Phase changes, the transition between states of matter, govern countless natural phenomena, from the global water cycle to the cooling of the human body. Evaporation and condensation are two fundamental phase changes, representing the opposing transformation between a liquid and its gaseous form. Understanding their differences is central to grasping how energy moves through the atmosphere and how water is distributed across the planet. They are distinct processes defined by the direction of molecular movement and the corresponding exchange of energy.
Evaporation and Condensation Defined
Evaporation is the process where molecules at the surface of a liquid gain sufficient energy to break free and enter the atmosphere as a gas, or vapor. This transition from liquid to gas involves only the fastest-moving molecules with the highest kinetic energy escaping the liquid’s surface tension. The rate at which this occurs is influenced by the liquid’s temperature, as higher temperatures mean a greater percentage of molecules possess the energy needed to escape.
Condensation is the exact opposite, representing the phase change from a gas back into a liquid. This happens when gaseous molecules lose energy, slow down, and cluster together due to intermolecular forces of attraction. For condensation to occur, the concentration of vapor must exceed the saturation vapor pressure, or the temperature must drop sufficiently. The vapor molecules then aggregate, often around tiny particles like dust or pollen, to form liquid droplets.
Vapor pressure is the pressure exerted by the gas molecules of a substance above its liquid or solid phase. Saturation vapor pressure represents the maximum amount of vapor that can exist in the air at a given temperature before condensation begins. When the actual vapor pressure exceeds this saturation point, the air is supersaturated, and condensation proceeds rapidly.
The Critical Role of Energy Exchange
The primary difference between the two processes lies in their relationship with energy transfer: evaporation is endothermic, while condensation is exothermic. Evaporation must absorb heat energy from its surroundings to proceed. This energy, known as the latent heat of vaporization, overcomes the attractive forces holding the liquid molecules together. This absorption of heat causes a cooling effect on the surface from which the liquid is escaping.
Condensation, conversely, is an exothermic process, releasing heat energy into the surrounding environment. The same amount of latent heat absorbed during evaporation is released when gas molecules return to the liquid state. As vapor molecules slow down and form bonds to create liquid water, their excess energy is given off as heat. This release of latent heat has a warming effect on the immediate environment where condensation takes place.
This energy exchange is a central driver of weather systems and temperature regulation. The cooling sensation from evaporation results from the process drawing heat from the skin. In the atmosphere, the massive release of latent heat during cloud formation and precipitation provides energy that can fuel significant weather events like thunderstorms and hurricanes.
Everyday Examples of Phase Change
A common illustration of evaporation’s cooling effect is perspiration on the human body. As sweat evaporates from the skin, it absorbs excess body heat, causing a cooling sensation.

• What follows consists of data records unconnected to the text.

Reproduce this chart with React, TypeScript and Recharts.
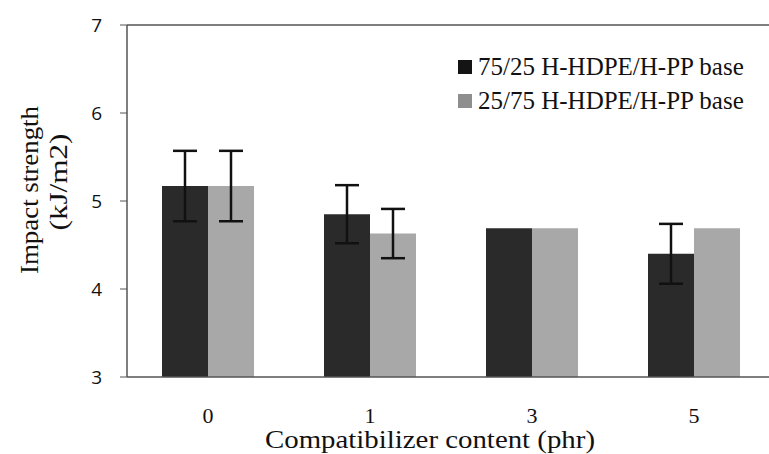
import { BarChart, Bar, XAxis, YAxis, ErrorBar, ReferenceLine, Label } from 'recharts'

const categories = ['0', '1', '3', '5']
const base7525 = [5.17, 4.85, 4.69, 4.4]
const err7525 = [0.4, 0.33, null, 0.34]
const base2575 = [5.17, 4.63, 4.69, 4.69]
const err2575 = [0.4, 0.28, null, null]
const yTicks = [3, 4, 5, 6, 7]

const SERIES = [
  { key: 'a', name: '75/25 H-HDPE/H-PP base', fill: '#2a2a2a', swatch: '#141414' },
  { key: 'b', name: '25/75 H-HDPE/H-PP base', fill: '#a8a8a8', swatch: '#8e8e8e' },
]

const data = categories.map((c, i) => ({
  cat: c,
  a: base7525[i],
  aErr: err7525[i],
  b: base2575[i],
  bErr: err2575[i],
}))

const SERIF = '"Liberation Serif", "Times New Roman", serif'
const SANS = '"Open Sans", "Liberation Sans", sans-serif'

function LegendBox() {
  return (
    <div style={{ position: 'absolute', left: 458, top: 50, fontFamily: SERIF, fontSize: 25, color: '#111', lineHeight: '34px' }}>
      {SERIES.map(s => (
        <div key={s.key} style={{ display: 'flex', alignItems: 'center', whiteSpace: 'nowrap' }}>
          <span style={{ width: 14, height: 14, background: s.swatch, display: 'inline-block', marginRight: 6 }} />
          {s.name}
        </div>
      ))}
    </div>
  )
}

function YTitle() {
  return (
    <g fontFamily={SERIF} fontSize={26} fill="#111">
      <text x={29} y={190} textAnchor="middle" dominantBaseline="central" textLength={168} lengthAdjust="spacingAndGlyphs" transform="rotate(-90 29 190)">
        Impact strength
      </text>
      <text x={58} y={182} textAnchor="middle" dominantBaseline="central" textLength={97} lengthAdjust="spacingAndGlyphs" transform="rotate(-90 58 182)">
        (kJ/m2)
      </text>
    </g>
  )
}

function XTitle() {
  return (
    <text x={430} y={439} textAnchor="middle" dominantBaseline="central" fontFamily={SERIF} fontSize={25} fill="#111" textLength={330} lengthAdjust="spacingAndGlyphs">
      Compatibilizer content (phr)
    </text>
  )
}

export default function App() {
  return (
    <div style={{ width: 769, height: 454, overflow: 'hidden', position: 'absolute', left: 0, top: 0, background: '#fff' }}>
      <BarChart
        width={780}
        height={454}
        data={data}
        margin={{ top: 25, right: 5, bottom: 17, left: 0 }}
        barSize={46}
        barGap={0}
      >
        <XAxis
          dataKey="cat"
          height={60}
          tickLine={false}
          axisLine={{ stroke: '#555', strokeWidth: 1.5 }}
          tick={{ fontFamily: SERIF, fontSize: 22, fill: '#111' }}
          tickMargin={24}
        >
          <Label content={<XTitle />} />
        </XAxis>
        <YAxis
          width={127}
          domain={[3, 7]}
          ticks={yTicks}
          interval={0}
          axisLine={{ stroke: '#555', strokeWidth: 1.5 }}
          tickLine={{ stroke: '#555' }}
          tickSize={7}
          tickMargin={18}
          tick={{ fontFamily: SANS, fontSize: 19, fill: '#111' }}
        >
          <Label content={<YTitle />} />
        </YAxis>
        <ReferenceLine y={7} stroke="#555" strokeWidth={1.5} />
        {SERIES.map(s => (
          <Bar key={s.key} dataKey={s.key} name={s.name} fill={s.fill} isAnimationActive={false}>
            <ErrorBar dataKey={s.key + 'Err'} width={12} stroke="#111" strokeWidth={2.5} />
          </Bar>
        ))}
      </BarChart>
      <LegendBox />
    </div>
  )
}
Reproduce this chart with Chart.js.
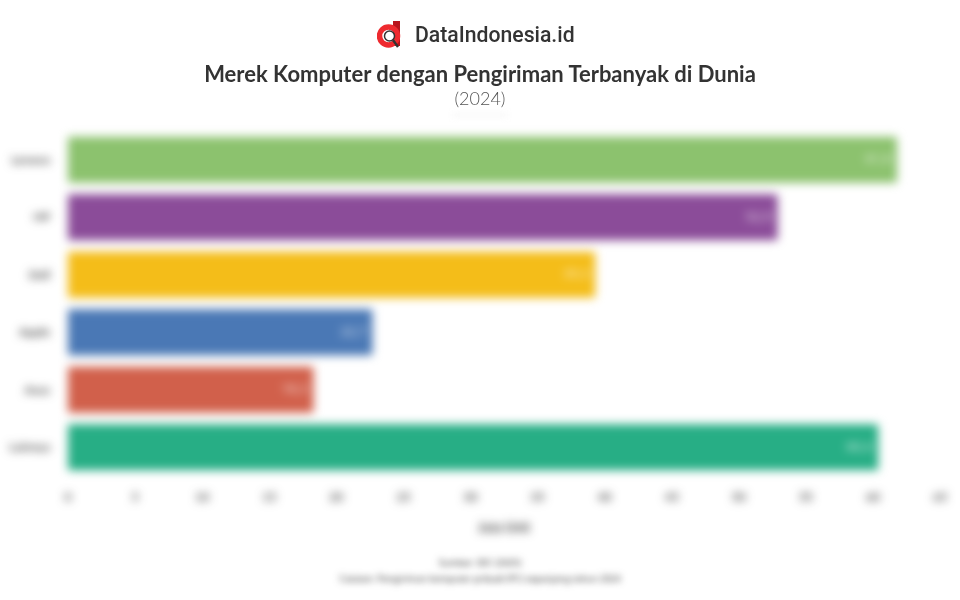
<!DOCTYPE html>
<html lang="id">
<head>
<meta charset="utf-8">
<title>Merek Komputer dengan Pengiriman Terbanyak di Dunia</title>
<script src="https://cdn.jsdelivr.net/npm/chart.js@4"></script>
<style>
  html, body { margin: 0; padding: 0; background: #fff; }
  #wrap { position: relative; width: 960px; height: 600px; overflow: hidden; }
  #chart { position: absolute; left: 0; top: 0; filter: blur(4.6px); }
  .txt { position: absolute; left: 0; width: 960px; text-align: center; white-space: nowrap; }
  #brand { top: 22px; left: 415px; width: auto; font: 500 21.2px Roboto, sans-serif; color: #333; }
  #logo { position: absolute; left: 377px; top: 21px; }
  #title { top: 60px; font: 700 22px Lato, sans-serif; color: #333; }
  #year { top: 87px; font: 300 18px Lato, sans-serif; color: #555; }
  #foot { top: 555px; font: 400 9.1px/16px "Noto Sans", sans-serif; color: #333; filter: blur(3.6px); }
  #smudge { position: absolute; left: 452px; top: 113px; width: 56px; height: 4px; background: #f7f7f7; filter: blur(3px); }
</style>
</head>
<body>
<div id="wrap">
  <canvas id="chart" width="960" height="600"></canvas>
  <svg id="logo" width="24" height="28" viewBox="0 0 24 28">
    <rect x="16" y="0" width="7" height="25" fill="#b8141c"></rect>
    <circle cx="11.5" cy="15" r="9" fill="none" stroke="#ee2a2f" stroke-width="5.5"></circle>
    <circle cx="12.5" cy="15" r="5" fill="#fff" stroke="#333" stroke-width="1.5"></circle>
    <line x1="16" y1="19" x2="21" y2="26" stroke="#333" stroke-width="2.4"></line>
  </svg>
  <div class="txt" id="brand">DataIndonesia.id</div>
  <div class="txt" id="title">Merek Komputer dengan Pengiriman Terbanyak di Dunia</div>
  <div class="txt" id="year">(2024)</div>
  <div id="smudge"></div>
  <div class="txt" id="foot">Sumber: IDC (2025)<br>Catatan: Pengiriman komputer pribadi (PC) sepanjang tahun 2024</div>
</div>
<script>
const categories = ["Lenovo", "HP", "Dell", "Apple", "Asus", "Lainnya"];
const shipments = [61.8, 52.9, 39.3, 22.7, 18.3, 60.4];
const barColors = ["#8CC26E", "#8B4C99", "#F4BD19", "#4A78B5", "#D1604B", "#27AE85"];
const axisTitle = "Juta Unit";

// angka di ujung dalam batang
const valueLabels = {
  id: "valueLabels",
  afterDatasetsDraw(chart) {
    const ctx = chart.ctx;
    const bars = chart.getDatasetMeta(0).data;
    ctx.save();
    ctx.font = "600 13px 'Noto Sans', sans-serif";
    ctx.fillStyle = "rgba(255,255,255,0.6)";
    ctx.textAlign = "right";
    ctx.textBaseline = "middle";
    bars.forEach(function (bar, i) {
      ctx.fillText(shipments[i].toFixed(1).replace(".", ","), bar.x - 6, bar.y);
    });
    ctx.restore();
  }
};

new Chart(document.getElementById("chart"), {
  type: "bar",
  data: {
    labels: categories,
    datasets: [{
      data: shipments,
      backgroundColor: barColors,
      borderRadius: 2,
      barPercentage: 0.8,
      categoryPercentage: 1
    }]
  },
  options: {
    indexAxis: "y",
    responsive: false,
    devicePixelRatio: 1,
    animation: false,
    layout: { padding: { top: 131, right: 20, bottom: 64, left: 0 } },
    plugins: { legend: { display: false }, tooltip: { enabled: false } },
    scales: {
      x: {
        min: 0,
        max: 65,
        ticks: { stepSize: 5, color: "#333", font: { family: "Lato", size: 12, weight: "600" }, padding: 6 },
        grid: { display: false },
        border: { display: false },
        title: { display: true, text: axisTitle, color: "#222", font: { family: "Lato", size: 13, weight: "600" }, padding: { top: 14, bottom: 0 } },
        afterFit(scale) { scale.height = 60; }
      },
      y: {
        ticks: { color: "#333", font: { family: "Lato", size: 12, weight: "600" }, padding: 10 },
        grid: { display: false },
        border: { display: false },
        afterFit(scale) { scale.width = 68; }
      }
    }
  },
  plugins: [valueLabels]
});
</script>
</body>
</html>
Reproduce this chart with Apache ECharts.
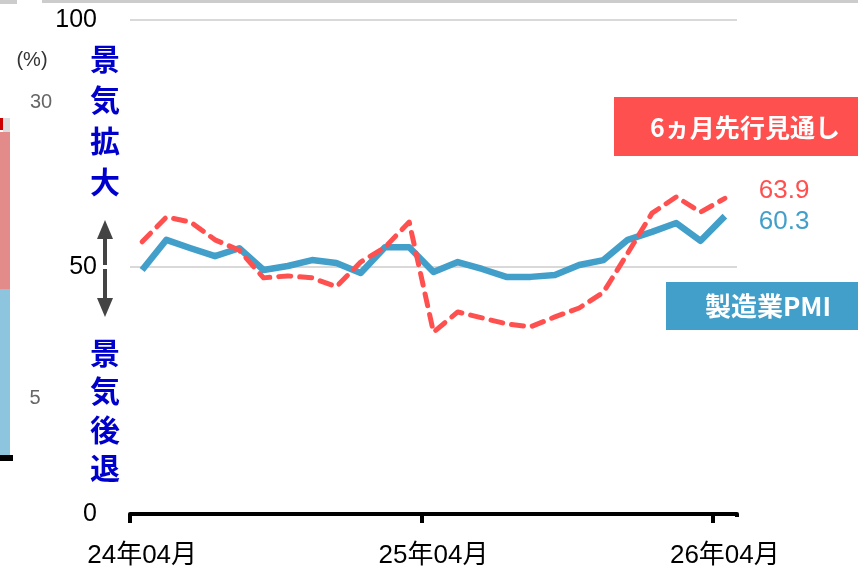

Similarly, the rapid drying of clothes on a clothesline is a visible example of liquid water molecules absorbing energy to convert into water vapor.
Condensation is easily observed whenever a warm, moist gas encounters a cooler surface. The classic example is the formation of dew on grass or the exterior of a cold glass of water on a humid day. The water vapor in the air loses energy upon contact with the cool surface, slowing down enough to form visible liquid droplets. Another instance is the fogging of a bathroom mirror during a hot shower, where the warm, saturated air condenses on the mirror’s relatively cooler surface.